■ Problem requirements
Below are some records. Say how many of their lines contain the string "chart", and give nothing but the number.

■ Entries taken from a collection
******************************
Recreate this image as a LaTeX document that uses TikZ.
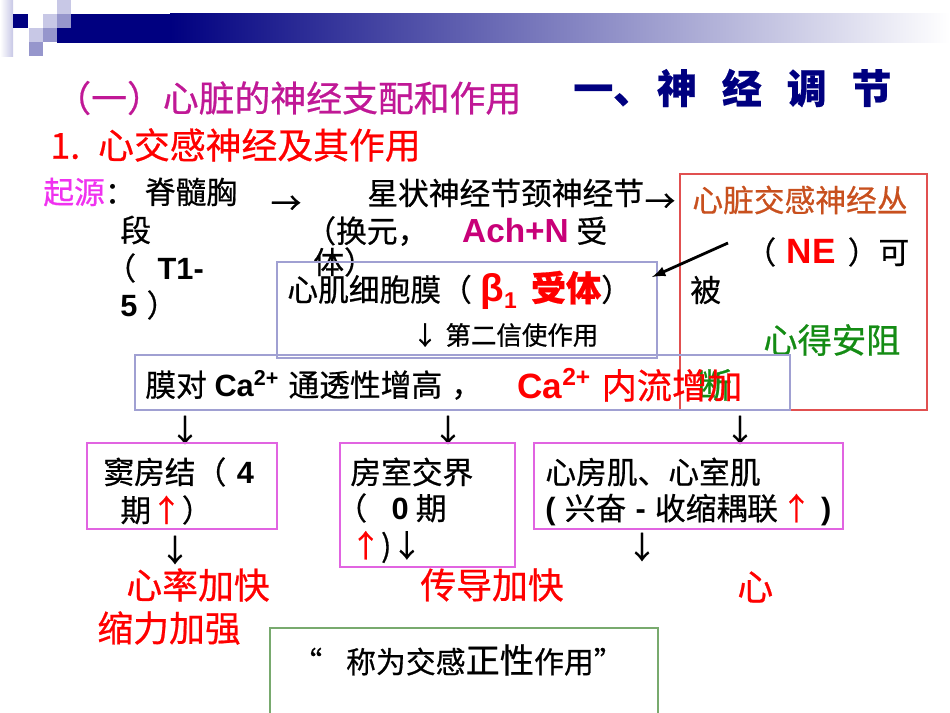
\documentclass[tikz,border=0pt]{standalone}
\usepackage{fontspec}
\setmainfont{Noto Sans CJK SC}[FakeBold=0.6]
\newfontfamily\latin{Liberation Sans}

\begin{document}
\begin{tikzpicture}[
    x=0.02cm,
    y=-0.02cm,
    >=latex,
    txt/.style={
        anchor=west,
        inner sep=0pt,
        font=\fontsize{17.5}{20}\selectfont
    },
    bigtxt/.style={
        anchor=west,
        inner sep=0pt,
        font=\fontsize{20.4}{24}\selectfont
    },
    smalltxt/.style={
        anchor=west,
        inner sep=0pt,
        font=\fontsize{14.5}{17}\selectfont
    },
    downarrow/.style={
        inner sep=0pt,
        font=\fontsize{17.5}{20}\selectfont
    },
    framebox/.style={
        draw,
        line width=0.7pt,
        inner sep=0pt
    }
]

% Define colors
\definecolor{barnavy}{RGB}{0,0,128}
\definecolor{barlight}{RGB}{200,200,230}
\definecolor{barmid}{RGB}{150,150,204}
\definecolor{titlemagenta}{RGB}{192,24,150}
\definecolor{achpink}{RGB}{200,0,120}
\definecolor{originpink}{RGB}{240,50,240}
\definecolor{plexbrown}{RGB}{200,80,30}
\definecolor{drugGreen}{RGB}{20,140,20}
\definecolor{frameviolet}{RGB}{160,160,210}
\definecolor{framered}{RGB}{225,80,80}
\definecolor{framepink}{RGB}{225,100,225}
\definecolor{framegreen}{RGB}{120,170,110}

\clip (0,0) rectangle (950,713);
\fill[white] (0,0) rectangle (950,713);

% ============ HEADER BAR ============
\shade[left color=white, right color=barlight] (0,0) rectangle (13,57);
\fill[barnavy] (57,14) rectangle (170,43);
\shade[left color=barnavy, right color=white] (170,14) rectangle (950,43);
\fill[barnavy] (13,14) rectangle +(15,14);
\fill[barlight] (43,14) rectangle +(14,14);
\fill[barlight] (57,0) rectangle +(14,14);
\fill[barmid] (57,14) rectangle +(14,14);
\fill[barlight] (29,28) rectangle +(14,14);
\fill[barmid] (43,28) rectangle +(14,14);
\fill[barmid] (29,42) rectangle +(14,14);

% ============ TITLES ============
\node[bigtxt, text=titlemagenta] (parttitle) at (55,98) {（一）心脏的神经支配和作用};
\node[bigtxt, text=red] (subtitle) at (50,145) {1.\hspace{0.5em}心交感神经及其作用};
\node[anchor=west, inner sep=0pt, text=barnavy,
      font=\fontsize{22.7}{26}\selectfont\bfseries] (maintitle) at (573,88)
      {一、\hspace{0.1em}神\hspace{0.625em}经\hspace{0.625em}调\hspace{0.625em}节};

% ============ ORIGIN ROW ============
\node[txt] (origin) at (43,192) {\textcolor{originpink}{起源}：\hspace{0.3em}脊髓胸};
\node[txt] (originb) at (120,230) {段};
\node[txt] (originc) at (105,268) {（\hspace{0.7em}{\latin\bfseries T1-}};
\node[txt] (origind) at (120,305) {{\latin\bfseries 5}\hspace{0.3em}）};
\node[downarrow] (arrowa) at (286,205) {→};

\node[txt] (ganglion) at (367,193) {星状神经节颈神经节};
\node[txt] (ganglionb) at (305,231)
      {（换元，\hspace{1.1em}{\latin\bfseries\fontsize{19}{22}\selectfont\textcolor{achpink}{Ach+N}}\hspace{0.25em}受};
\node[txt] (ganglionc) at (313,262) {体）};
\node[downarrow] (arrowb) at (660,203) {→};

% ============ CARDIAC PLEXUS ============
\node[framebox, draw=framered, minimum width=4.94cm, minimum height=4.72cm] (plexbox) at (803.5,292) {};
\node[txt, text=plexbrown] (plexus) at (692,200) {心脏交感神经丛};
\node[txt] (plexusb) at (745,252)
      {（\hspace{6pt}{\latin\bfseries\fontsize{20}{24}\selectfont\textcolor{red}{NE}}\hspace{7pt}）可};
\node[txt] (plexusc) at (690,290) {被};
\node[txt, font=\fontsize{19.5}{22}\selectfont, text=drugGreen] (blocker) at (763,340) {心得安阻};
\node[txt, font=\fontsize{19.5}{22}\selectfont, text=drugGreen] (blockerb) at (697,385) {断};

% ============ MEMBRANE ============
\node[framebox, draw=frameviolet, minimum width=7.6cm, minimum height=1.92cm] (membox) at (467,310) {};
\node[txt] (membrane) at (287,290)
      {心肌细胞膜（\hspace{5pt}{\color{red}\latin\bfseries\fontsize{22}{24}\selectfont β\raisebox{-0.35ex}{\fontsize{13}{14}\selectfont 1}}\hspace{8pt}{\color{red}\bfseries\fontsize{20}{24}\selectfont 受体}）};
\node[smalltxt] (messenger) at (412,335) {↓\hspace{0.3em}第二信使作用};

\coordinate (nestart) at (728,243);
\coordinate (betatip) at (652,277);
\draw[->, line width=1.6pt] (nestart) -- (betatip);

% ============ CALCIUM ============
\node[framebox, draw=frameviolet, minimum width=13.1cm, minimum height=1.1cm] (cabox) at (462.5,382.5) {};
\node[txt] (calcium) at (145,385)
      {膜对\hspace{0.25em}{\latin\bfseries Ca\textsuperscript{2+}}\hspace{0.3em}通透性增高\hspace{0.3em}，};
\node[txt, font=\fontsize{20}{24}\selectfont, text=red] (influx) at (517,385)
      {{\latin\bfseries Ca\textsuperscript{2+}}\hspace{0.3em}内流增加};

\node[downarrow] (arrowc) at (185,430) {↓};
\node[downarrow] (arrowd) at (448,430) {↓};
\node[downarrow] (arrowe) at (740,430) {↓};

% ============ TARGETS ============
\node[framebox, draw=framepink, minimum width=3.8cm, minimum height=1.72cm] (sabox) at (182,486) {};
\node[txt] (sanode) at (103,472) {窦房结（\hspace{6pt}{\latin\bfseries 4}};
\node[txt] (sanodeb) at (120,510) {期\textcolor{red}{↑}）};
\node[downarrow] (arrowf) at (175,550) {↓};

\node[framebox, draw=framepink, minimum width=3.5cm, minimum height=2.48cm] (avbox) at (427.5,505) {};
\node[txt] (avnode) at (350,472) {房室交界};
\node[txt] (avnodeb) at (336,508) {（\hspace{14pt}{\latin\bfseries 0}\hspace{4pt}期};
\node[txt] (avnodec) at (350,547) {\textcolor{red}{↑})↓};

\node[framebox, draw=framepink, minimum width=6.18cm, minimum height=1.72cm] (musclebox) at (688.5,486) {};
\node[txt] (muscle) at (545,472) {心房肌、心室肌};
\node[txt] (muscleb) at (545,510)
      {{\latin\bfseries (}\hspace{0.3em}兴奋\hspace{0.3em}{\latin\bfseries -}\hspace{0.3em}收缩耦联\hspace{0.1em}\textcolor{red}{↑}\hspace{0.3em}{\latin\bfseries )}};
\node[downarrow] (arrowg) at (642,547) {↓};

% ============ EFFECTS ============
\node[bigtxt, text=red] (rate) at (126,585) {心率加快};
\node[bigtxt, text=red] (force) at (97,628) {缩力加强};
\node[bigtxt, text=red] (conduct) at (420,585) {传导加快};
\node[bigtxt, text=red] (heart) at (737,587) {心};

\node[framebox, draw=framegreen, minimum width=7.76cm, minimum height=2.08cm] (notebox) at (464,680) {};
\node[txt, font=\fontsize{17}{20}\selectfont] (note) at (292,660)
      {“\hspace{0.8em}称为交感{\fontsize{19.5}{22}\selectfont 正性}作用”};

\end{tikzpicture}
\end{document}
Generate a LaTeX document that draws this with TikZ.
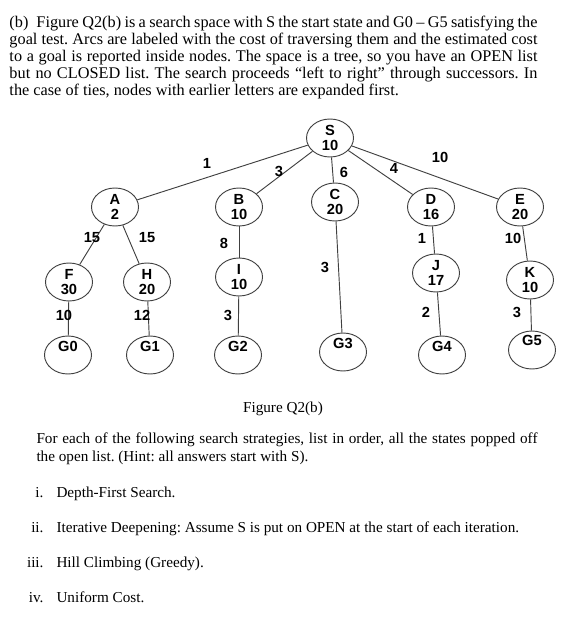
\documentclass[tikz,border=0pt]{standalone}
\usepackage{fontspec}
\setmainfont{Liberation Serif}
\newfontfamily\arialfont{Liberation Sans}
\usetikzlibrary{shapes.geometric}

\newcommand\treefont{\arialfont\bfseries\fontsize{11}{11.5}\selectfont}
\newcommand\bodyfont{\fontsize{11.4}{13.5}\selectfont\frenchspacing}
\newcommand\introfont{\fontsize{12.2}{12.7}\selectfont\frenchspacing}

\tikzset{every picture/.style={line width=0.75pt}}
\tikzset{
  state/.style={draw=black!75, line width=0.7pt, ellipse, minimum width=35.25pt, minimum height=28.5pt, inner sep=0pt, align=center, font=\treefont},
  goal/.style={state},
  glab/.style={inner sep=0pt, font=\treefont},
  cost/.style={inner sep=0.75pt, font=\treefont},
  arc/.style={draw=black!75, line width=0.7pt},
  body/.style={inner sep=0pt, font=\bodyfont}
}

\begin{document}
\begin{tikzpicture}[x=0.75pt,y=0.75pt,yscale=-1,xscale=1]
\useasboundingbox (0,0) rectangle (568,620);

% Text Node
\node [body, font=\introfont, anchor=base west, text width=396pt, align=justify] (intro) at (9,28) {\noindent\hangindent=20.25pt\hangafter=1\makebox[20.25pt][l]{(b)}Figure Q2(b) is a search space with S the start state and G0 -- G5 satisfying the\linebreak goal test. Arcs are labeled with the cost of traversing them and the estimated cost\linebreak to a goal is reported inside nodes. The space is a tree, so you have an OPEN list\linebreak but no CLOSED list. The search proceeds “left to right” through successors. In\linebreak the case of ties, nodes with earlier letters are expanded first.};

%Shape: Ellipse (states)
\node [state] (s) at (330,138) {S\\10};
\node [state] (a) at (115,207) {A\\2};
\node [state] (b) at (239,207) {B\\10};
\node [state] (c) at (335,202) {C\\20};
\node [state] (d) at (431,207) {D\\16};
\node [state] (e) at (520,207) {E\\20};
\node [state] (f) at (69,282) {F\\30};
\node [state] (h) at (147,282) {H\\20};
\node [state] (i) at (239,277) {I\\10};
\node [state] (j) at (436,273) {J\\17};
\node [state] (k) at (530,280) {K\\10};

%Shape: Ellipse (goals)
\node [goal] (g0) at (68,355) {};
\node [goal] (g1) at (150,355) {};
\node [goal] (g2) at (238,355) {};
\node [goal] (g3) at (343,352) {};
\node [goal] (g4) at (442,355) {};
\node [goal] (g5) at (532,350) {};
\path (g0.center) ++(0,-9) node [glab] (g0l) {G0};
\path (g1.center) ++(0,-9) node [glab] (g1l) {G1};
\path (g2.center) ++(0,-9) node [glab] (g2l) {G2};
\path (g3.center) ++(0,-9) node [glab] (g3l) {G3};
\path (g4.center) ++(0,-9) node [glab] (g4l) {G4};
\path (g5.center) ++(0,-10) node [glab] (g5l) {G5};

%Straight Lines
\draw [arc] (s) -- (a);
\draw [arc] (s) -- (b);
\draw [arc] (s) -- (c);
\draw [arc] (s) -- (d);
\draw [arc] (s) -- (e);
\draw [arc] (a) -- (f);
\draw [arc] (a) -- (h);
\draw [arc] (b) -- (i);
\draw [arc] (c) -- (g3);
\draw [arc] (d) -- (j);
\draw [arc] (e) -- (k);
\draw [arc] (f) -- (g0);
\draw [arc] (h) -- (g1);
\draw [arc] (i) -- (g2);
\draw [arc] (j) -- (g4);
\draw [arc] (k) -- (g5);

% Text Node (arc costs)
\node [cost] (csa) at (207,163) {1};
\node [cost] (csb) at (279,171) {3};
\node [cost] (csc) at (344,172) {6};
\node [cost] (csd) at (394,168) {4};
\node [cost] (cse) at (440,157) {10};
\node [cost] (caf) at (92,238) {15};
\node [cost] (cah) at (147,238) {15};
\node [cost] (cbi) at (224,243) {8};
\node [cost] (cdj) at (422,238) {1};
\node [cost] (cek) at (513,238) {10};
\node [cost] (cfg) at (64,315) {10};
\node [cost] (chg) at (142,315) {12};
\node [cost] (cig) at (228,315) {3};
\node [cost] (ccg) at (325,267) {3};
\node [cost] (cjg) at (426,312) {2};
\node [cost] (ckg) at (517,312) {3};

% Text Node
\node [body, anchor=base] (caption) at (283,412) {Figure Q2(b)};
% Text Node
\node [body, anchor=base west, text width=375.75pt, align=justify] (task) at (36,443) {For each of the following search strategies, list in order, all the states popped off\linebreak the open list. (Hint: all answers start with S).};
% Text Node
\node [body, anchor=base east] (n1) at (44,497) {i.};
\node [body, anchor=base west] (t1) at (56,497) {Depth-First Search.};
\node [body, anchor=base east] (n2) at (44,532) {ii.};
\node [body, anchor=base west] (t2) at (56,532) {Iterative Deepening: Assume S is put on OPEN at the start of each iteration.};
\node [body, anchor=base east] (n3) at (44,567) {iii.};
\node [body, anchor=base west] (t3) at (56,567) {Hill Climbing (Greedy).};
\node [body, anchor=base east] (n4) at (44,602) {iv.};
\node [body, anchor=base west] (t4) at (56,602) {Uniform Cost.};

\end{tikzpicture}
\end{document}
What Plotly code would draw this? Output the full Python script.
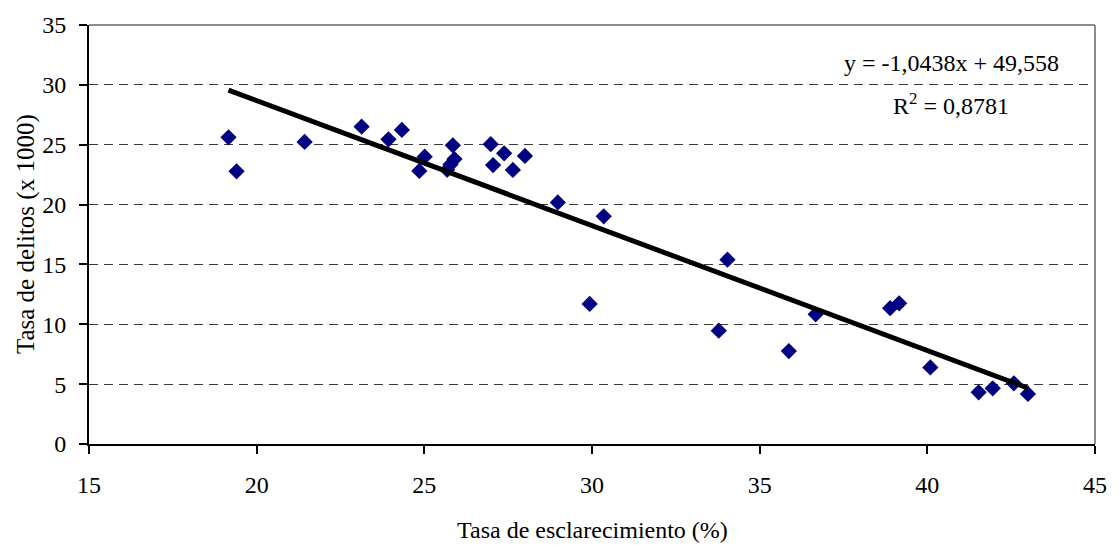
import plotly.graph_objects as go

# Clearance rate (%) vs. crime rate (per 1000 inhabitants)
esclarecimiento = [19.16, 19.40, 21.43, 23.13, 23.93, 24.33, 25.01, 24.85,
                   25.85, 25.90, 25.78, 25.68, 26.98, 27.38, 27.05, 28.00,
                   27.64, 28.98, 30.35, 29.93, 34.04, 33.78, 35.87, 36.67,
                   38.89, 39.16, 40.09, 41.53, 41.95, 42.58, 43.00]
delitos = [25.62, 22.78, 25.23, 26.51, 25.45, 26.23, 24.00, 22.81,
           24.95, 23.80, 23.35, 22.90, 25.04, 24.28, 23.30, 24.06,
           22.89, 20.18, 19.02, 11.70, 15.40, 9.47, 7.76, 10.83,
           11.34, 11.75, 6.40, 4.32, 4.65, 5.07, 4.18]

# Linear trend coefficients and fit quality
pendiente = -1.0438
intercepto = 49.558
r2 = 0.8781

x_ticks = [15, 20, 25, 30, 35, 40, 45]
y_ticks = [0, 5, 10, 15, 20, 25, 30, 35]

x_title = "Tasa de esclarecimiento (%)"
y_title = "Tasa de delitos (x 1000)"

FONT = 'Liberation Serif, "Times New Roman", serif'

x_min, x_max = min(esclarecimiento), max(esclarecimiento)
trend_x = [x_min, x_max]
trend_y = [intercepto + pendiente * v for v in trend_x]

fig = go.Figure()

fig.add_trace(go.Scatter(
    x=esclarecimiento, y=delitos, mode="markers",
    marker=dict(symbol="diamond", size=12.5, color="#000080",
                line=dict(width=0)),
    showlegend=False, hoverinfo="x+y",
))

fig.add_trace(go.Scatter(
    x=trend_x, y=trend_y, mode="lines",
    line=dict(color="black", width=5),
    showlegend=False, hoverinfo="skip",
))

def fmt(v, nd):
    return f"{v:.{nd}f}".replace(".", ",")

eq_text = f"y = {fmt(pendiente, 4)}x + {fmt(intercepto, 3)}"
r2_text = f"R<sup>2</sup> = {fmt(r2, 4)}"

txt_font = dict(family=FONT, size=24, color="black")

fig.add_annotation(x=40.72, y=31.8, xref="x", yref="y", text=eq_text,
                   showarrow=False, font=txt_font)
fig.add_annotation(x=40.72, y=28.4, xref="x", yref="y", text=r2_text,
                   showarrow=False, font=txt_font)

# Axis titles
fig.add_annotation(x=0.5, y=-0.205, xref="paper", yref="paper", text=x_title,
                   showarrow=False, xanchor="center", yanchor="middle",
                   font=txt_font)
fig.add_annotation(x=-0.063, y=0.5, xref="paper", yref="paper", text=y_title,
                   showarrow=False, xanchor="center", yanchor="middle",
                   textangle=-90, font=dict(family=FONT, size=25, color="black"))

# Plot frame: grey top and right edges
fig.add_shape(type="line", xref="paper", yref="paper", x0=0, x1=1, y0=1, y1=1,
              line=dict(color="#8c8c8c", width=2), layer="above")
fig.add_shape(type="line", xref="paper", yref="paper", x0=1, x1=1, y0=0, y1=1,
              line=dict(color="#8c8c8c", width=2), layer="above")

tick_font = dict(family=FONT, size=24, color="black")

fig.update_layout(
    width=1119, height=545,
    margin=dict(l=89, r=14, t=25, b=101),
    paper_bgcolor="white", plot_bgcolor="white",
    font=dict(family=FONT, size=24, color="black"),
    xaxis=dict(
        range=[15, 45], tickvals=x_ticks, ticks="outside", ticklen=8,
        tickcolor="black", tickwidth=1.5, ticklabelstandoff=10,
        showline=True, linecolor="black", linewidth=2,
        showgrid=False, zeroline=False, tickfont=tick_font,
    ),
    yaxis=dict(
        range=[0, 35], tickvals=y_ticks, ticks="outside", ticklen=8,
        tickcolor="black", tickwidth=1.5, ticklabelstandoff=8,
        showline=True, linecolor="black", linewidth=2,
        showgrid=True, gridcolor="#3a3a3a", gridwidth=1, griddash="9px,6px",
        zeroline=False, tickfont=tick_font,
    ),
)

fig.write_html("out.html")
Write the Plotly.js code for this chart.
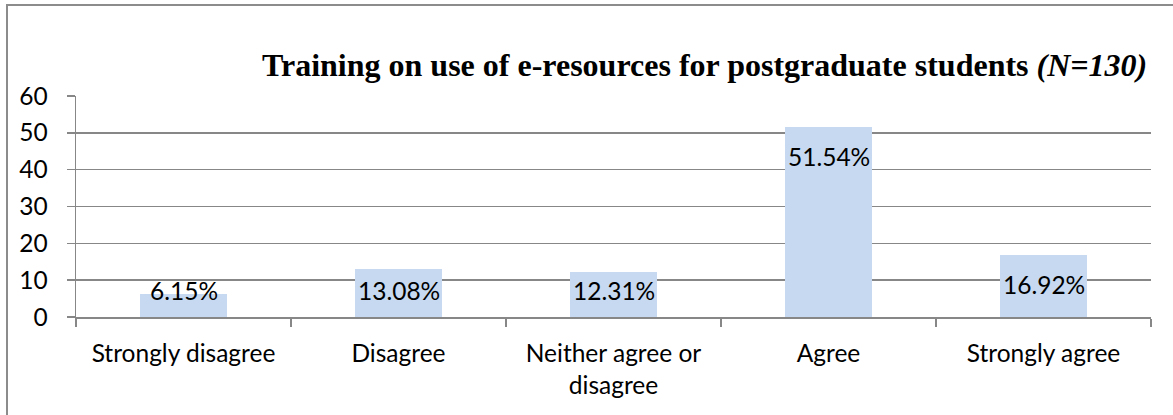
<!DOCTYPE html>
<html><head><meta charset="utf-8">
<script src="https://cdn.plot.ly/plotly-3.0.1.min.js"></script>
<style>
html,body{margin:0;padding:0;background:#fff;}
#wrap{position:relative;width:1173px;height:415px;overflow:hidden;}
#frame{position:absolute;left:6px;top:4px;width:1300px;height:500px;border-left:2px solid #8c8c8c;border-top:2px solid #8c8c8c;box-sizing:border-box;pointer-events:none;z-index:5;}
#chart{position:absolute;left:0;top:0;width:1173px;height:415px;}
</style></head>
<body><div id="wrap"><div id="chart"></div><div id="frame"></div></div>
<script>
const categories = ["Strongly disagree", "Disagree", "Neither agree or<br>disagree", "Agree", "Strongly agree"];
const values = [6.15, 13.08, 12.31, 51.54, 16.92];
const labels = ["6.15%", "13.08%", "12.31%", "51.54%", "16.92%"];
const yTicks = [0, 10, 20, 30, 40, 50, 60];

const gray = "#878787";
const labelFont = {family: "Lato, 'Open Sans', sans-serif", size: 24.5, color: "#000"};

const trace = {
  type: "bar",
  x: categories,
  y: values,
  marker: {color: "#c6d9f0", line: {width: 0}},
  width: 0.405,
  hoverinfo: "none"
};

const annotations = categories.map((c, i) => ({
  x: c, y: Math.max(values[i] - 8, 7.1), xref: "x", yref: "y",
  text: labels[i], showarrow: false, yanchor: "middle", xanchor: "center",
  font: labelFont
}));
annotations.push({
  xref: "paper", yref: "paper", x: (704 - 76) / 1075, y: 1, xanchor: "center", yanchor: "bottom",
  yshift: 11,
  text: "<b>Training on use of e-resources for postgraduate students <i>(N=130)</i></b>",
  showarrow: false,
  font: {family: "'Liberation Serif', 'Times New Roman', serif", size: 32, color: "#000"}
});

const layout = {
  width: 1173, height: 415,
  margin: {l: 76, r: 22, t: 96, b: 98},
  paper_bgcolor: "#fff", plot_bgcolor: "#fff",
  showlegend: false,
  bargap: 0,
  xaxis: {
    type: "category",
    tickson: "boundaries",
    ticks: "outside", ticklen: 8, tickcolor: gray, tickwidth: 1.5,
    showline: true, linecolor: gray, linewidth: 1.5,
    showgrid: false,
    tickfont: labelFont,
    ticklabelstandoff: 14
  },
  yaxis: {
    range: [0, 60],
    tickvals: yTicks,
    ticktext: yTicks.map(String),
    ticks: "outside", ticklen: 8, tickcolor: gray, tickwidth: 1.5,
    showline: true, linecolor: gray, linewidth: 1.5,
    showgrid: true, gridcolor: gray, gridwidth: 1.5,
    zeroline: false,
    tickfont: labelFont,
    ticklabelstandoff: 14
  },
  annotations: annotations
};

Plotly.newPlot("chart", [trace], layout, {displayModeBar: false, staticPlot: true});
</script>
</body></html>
******************************
■ Result of the task
4